Deep Dive: How the Court Reached Its Decision
Skanska's Counterclaims
The U.S. District Court for the Middle District of Florida determined that Skanska's counterclaims against Lane for breach of fiduciary duty and gross negligence were not sufficiently supported by plausible factual allegations. The court noted that while Lane accused Skanska of acting against the joint venture's interests due to a conflict with its parent company, Skanska failed to demonstrate how Lane's actions could similarly harm the joint venture. Specifically, Skanska's allegations centered on the idea that Lane was motivated to exit the project to avoid further losses; however, the court found this argument unconvincing since Lane had a vested interest in the project's success. Furthermore, the court highlighted that the only costs Lane faced were tied to SGL's cost overruns, which undermined Skanska's claims of Lane's disloyalty. The court concluded that Skanska's counterclaims were largely predicated on reputational harm rather than actionable damages, which did not meet the legal standard required for such claims. Thus, the court granted Lane's motion to dismiss the counterclaim, resulting in the dismissal of the counts against Lane.
SGL's Crossclaim
In regards to SGL's crossclaim against Lane, the court reaffirmed its jurisdiction over the matter, rejecting Lane's argument that Skanska and SGL were wholly aligned and thus lacked a case or controversy. The court previously established that SGL was a distinct entity with its own rights under the joint venture agreement, allowing it to pursue claims against Lane independently. The court emphasized that SGL's claims sought to clarify the obligations of the parties under the joint venture agreement, which created a live controversy necessary for jurisdiction. The court referenced established legal principles stating that a controversy must be definite, concrete, and real, which was satisfied by the issues raised regarding the joint venture's operations. Even if Lane's jurisdiction argument relied on Skanska's counterclaim, the court noted that SGL's claims remained valid and actionable. Consequently, Lane's motion to dismiss SGL's crossclaim was denied as the court recognized the ongoing legal disputes surrounding the joint venture agreement.

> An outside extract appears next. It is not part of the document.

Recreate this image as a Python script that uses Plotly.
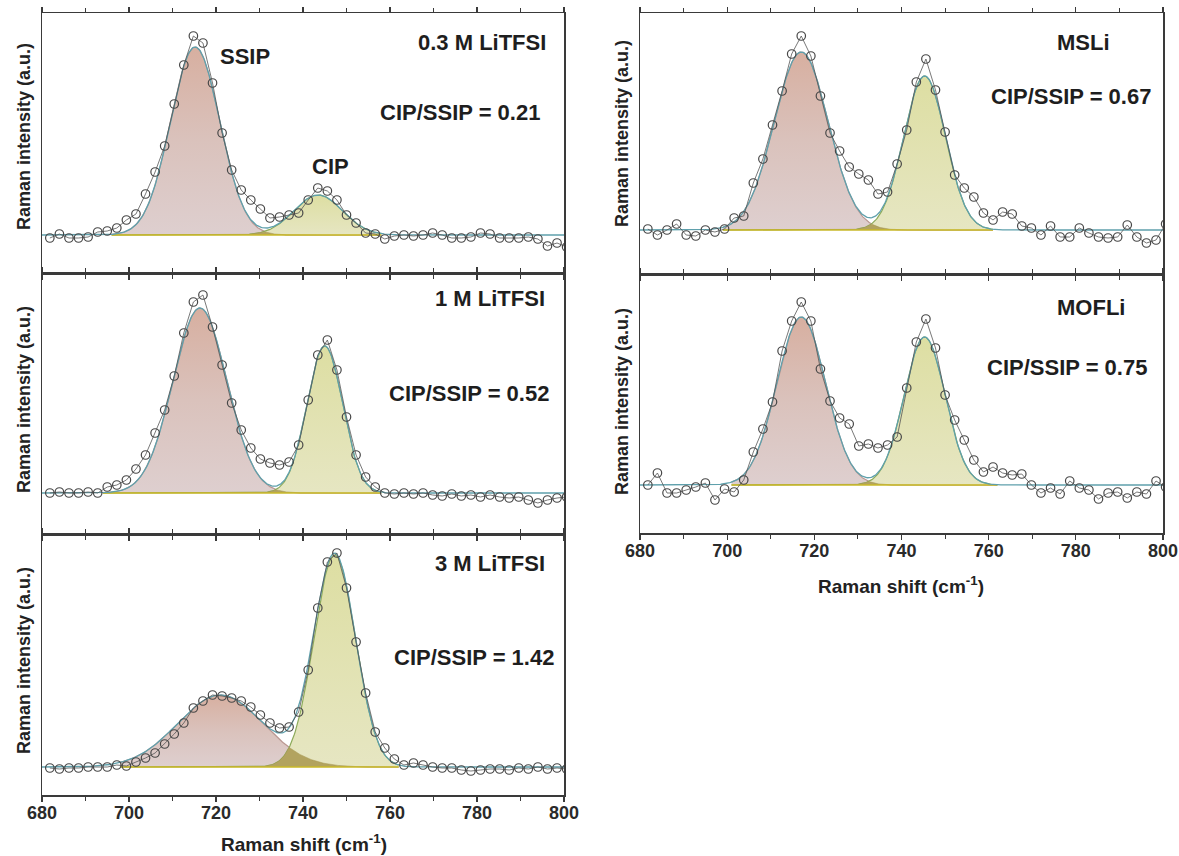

Lane's Affirmative Defenses
The court addressed Lane's affirmative defenses to SGL's crossclaim, particularly focusing on SGL's motion to strike certain defenses, including subject matter jurisdiction and judicial estoppel. The court agreed with U.S. Magistrate Judge Daniel C. Irick's recommendation to strike the subject matter jurisdiction defense, determining it was improperly raised as an affirmative defense rather than through a motion to dismiss. However, the court found that Lane's defenses regarding breach and setoff presented factual issues that should not be dismissed at this stage. The judicial estoppel defense was deemed sufficiently pled, as the underlying state case could potentially be refiled, thereby keeping the matter alive for consideration. Ultimately, the court confirmed Judge Irick's thorough analysis and ruled on the motion to strike, granting it in part while denying it in other respects. This decision allowed Lane to maintain certain defenses while eliminating others deemed inappropriate at this stage of litigation.